As of Wednesday, those voters along with every Virginian are now protected under the new Voting Rights Act of Virginia, signed into law by Gov. Ralph Northam. A release from Northam’s office says it makes Virginia the first state in the nation to implement a state-level version of a voting rights act.
It prohibits “any state or local policy from denying or restricting the right to vote of any Virginian simply because of their race, color, or membership in a language minority group."
“The act of voting is freedom, it’s power. That’s why it’s been weaponized since it began,” Newport News Del. Marcia Price said in a virtual news conference Thursday, who sponsored the House version of the bill.

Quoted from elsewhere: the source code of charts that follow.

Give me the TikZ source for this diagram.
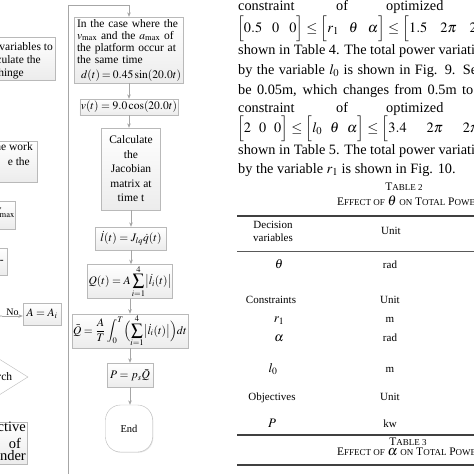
\documentclass[tikz,border=0pt]{standalone}
\usepackage{mathptmx}
\usepackage{fontspec}
\setmainfont{Liberation Serif}
\usetikzlibrary{arrows.meta,shapes.geometric,shadows}

\newcommand{\fakesc}[2]{{\fontsize{11.5}{13}\selectfont #1}{\fontsize{9}{11}\selectfont #2}}

\begin{document}
\begin{tikzpicture}[x=1pt,y=-1pt,
  flowbox/.style={draw=gray!55, top color=white, bottom color=gray!15,
    drop shadow={shadow xshift=0.8pt, shadow yshift=-0.8pt, opacity=0.2},
    inner sep=1pt, align=center, font=\fontsize{11.5}{14}\selectfont},
  decbox/.style={diamond, draw=gray!55, fill=white, inner sep=0pt, font=\fontsize{11.5}{14}\selectfont},
  endbox/.style={flowbox, rounded corners=15pt, top color=white, bottom color=white, font=\fontsize{10.5}{12}\selectfont},
  flowline/.style={draw=gray!70, line width=0.6pt, -{Stealth[length=4.5pt,width=3.6pt]}},
  cuttext/.style={inner sep=0pt, font=\fontsize{11.5}{14}\selectfont},
  para/.style={anchor=mid west, inner sep=0pt, font=\fontsize{14.3}{16}\selectfont},
  cell/.style={anchor=mid, inner sep=0pt, align=center, font=\fontsize{11}{13}\selectfont},
  mathcell/.style={cell, font=\fontsize{13}{14}\selectfont},
  heavyrule/.style={draw=black!75, line width=1.3pt},
  lightrule/.style={draw=black!65, line width=0.9pt}]
\useasboundingbox (0,0) rectangle (474,474);
\clip (0,0) rectangle (474,474);

\node[flowbox, minimum width=125pt, minimum height=43pt] (designvar) at (-7.5,58.5) {};
\node[cuttext, anchor=east] (designvar1) at (53,47) {variables to};
\node[cuttext, anchor=east] (designvar2) at (41,60) {calculate the};
\node[cuttext, anchor=east] (designvar3) at (24,74) {hinge};
\node[flowbox, minimum width=107pt, minimum height=41pt] (work) at (-16.5,161.5) {};
\node[cuttext, anchor=east] (work1) at (33,147) {the work};
\node[cuttext, anchor=east] (work2) at (30,162) {e the};
\node[flowbox, minimum width=55pt, minimum height=28pt] (maxforce) at (-12.5,215) {};
\node[cuttext, anchor=east] (maxforce1) at (15,213) {$F_{\max}$};
\node[flowbox, minimum width=47pt, minimum height=27pt] (bound) at (-16.5,261.5) {};
\node[cuttext, anchor=east] (bound1) at (4,262) {-};
\node[decbox, minimum width=80pt, minimum height=36pt] (check) at (-38,316) {};
\node[flowbox, minimum width=38pt, minimum height=22pt] (update) at (42,314) {$A=A_i$};
\draw[flowline] (check.east) -- (update.west |- check.east)
  node[midway, above=0.5pt, inner sep=0pt, font=\fontsize{10}{12}\selectfont] (nolabel) {No};
\node[decbox, minimum width=63pt, minimum height=31.5pt] (search) at (-3.5,377) {Search};
\node[flowbox, minimum width=67pt, minimum height=42pt] (objective) at (-6.5,443) {};
\node[cuttext, anchor=east, font=\fontsize{14.5}{15}\selectfont] (objective1) at (26,428) {Objective};
\node[cuttext, font=\fontsize{14.5}{15}\selectfont] (objective2) at (15,443) {of};
\node[cuttext, anchor=east, font=\fontsize{14.5}{15}\selectfont] (objective3) at (26,457) {cylinder};

\node[flowbox, minimum width=109pt, minimum height=66pt, text width=104pt, align=left,
  font=\fontsize{11.5}{12}\selectfont] (samecase) at (129,50)
  {In the case where the\\ $v_{\max}$ and the $a_{\max}$ of\\ the platform occur at\\ the same time\\[3pt]
   \hspace*{4pt}$d(t)=0.45\sin(20.0t)$};
\node[flowbox, minimum width=98pt, minimum height=16pt] (velocity) at (129,107) {$v(t)=9.0\cos(20.0t)$};
\node[flowbox, minimum width=59pt, minimum height=82pt, font=\fontsize{11.5}{14.5}\selectfont] (jacobian) at (131,169)
  {Calculate\\ the\\ Jacobian\\ matrix at\\ time t};
\node[flowbox, minimum width=71pt, minimum height=23pt] (lengthrate) at (131,238.5) {$\dot{l}(t)=J_{lq}\dot{q}(t)$};
\node[flowbox, minimum width=84pt, minimum height=31pt] (flowrate) at (130,281.5)
  {$Q(t)=A\displaystyle\sum_{i=1}^{4}\bigl|\dot{l}_i(t)\bigr|$};
\node[flowbox, minimum width=106pt, minimum height=34pt] (meanflow) at (130,331)
  {$\bar{Q}=\displaystyle\frac{A}{T}\int_0^T\Bigl(\sum_{i=1}^{4}\bigl|\dot{l}_i(t)\bigr|\Bigr)dt$};
\node[flowbox, minimum width=46pt, minimum height=24pt] (power) at (130,375) {$P=p_s\bar{Q}$};
\node[endbox, minimum width=47pt, minimum height=47pt] (finish) at (129,428.5) {End};

\coordinate (loopin) at (68,480);
\coordinate (looptop) at (0,5);
\draw[flowline] (loopin) |- (samecase.north |- looptop) -- (samecase.north);
\draw[flowline] (samecase.south) -- (samecase.south |- velocity.north);
\draw[flowline] (velocity.south) -- (velocity.south |- jacobian.north);
\draw[flowline] (jacobian.south) -- (jacobian.south |- lengthrate.north);
\draw[flowline] (lengthrate.south) -- (lengthrate.south |- flowrate.north);
\draw[flowline] (flowrate.south) -- (flowrate.south |- meanflow.north);
\draw[flowline] (meanflow.south) -- (meanflow.south |- power.north);
\draw[flowline] (power.south) -- (power.south |- finish.north);

\node[para] (constraintA) at (238,8) {constraint};
\node[para] (constraintAof) at (336,8) {of};
\node[para] (constraintAopt) at (386,8) {optimized};
\node[para] (rangeA) at (237,30)
  {$\Bigl[0.5\hspace{10pt}0\hspace{10pt}0\Bigr]\le\Bigl[r_1\hspace{10pt}\theta\hspace{10pt}\alpha\Bigr]\le\Bigl[1.5\hspace{13pt}2\pi\hspace{13pt}2\pi\Bigr]$};
\node[para] (tableA) at (238,52) {shown in Table 4. The total power variation};
\node[para] (figA) at (238,72) {\makebox[243pt][s]{by the variable $l_0$ is shown in Fig. 9. Set}};
\node[para] (stepsize) at (238,92) {\makebox[235pt][s]{be 0.05m, which changes from 0.5m to}};
\node[para] (constraintB) at (238,110) {constraint};
\node[para] (constraintBof) at (336,110) {of};
\node[para] (constraintBopt) at (386,110) {optimized};
\node[para] (rangeB) at (237,130)
  {$\Bigl[2\hspace{8pt}0\hspace{8pt}0\Bigr]\le\Bigl[l_0\hspace{8pt}\theta\hspace{8pt}\alpha\Bigr]\le\Bigl[3.4\hspace{20pt}2\pi\hspace{20pt}2\pi\Bigr]$};
\node[para] (tableB) at (238,152) {shown in Table 5. The total power variation};
\node[para] (figB) at (238,171) {by the variable $r_1$ is shown in Fig. 10.};

\node[cell] (captionA) at (404,188) {\fakesc{T}{ABLE 2}};
\node[cell, anchor=mid west] (titleA) at (337,203)
  {\fakesc{E}{FFECT OF} {\fontsize{14}{15}\selectfont$\theta$} \fakesc{}{ON} \fakesc{T}{OTAL} \fakesc{P}{OWER}};
\draw[heavyrule] (237,216) -- (474,216);
\node[cell, anchor=center] (headvar) at (273,231.5) {Decision\\ variables};
\node[cell] (headunit) at (391,232) {Unit};
\draw[lightrule] (237,251) -- (474,251);
\node[mathcell] (vartheta) at (279,266) {$\theta$};
\node[cell] (unittheta) at (390,266) {rad};
\node[cell] (headcons) at (271,301) {Constraints};
\node[cell] (headconsunit) at (390,301) {Unit};
\node[mathcell] (consr) at (279,320) {$r_1$};
\node[cell] (unitr) at (390,320) {m};
\node[mathcell] (consalpha) at (279,339) {$\alpha$};
\node[cell] (unitalpha) at (390,339) {rad};
\node[mathcell] (consl) at (273,370) {$l_0$};
\node[cell] (unitl) at (390,370) {m};
\node[cell] (headobj) at (272,398) {Objectives};
\node[cell] (headobjunit) at (390,398) {Unit};
\node[mathcell] (objp) at (272,425) {$P$};
\node[cell] (unitp) at (390,425) {kw};
\draw[heavyrule] (237,435) -- (474,435);
\node[cell] (captionB) at (408,443) {\fakesc{T}{ABLE 3}};
\node[cell, anchor=mid west] (titleB) at (337,453)
  {\fakesc{E}{FFECT OF} {\fontsize{14}{15}\selectfont$\alpha$} \fakesc{}{ON} \fakesc{T}{OTAL} \fakesc{P}{OWER}};
\draw[heavyrule] (237,465) -- (474,465);
\end{tikzpicture}
\end{document}
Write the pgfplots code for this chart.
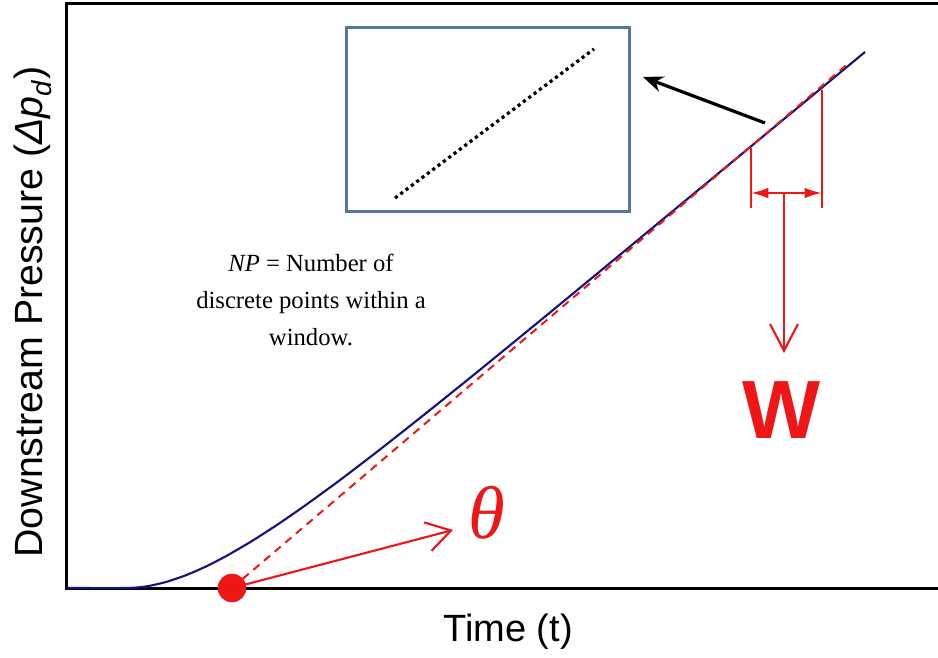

Some of the changes included in the bill are:
- Prohibits discrimination in elections administration, requires local election officials to get feedback or pre-approval for voting changes
- Allows individuals to sue in cases of voter suppression
- Requires localities seek public comment or pre-approval from the Office of the Attorney General on any proposed voting changes
- Empowers the Attorney General to sue in cases of voter suppression
- Civil penalties awarded as a result of voting discrimination will go towards a newly-established Voter Education and Outreach Fund.
“It gives us express authority to go in and protect people’s voting rights,” Attorney General Mark Herring told 13News Now in a virtual interview Thursday. “If a local practice or something else infringes on somebody’s voting rights it gives us clear authority to go in and go to court to protect that person’s right to vote.”
It also ensures voting materials be provided in foreign languages as needed.
These provisions, awaiting the final clearance from lawmakers after several technical amendments, would go into effect in September of this year.
This news comes weeks after Gov. Northam restored the voting rights of nearly 70,000 formerly incarcerated Virginians.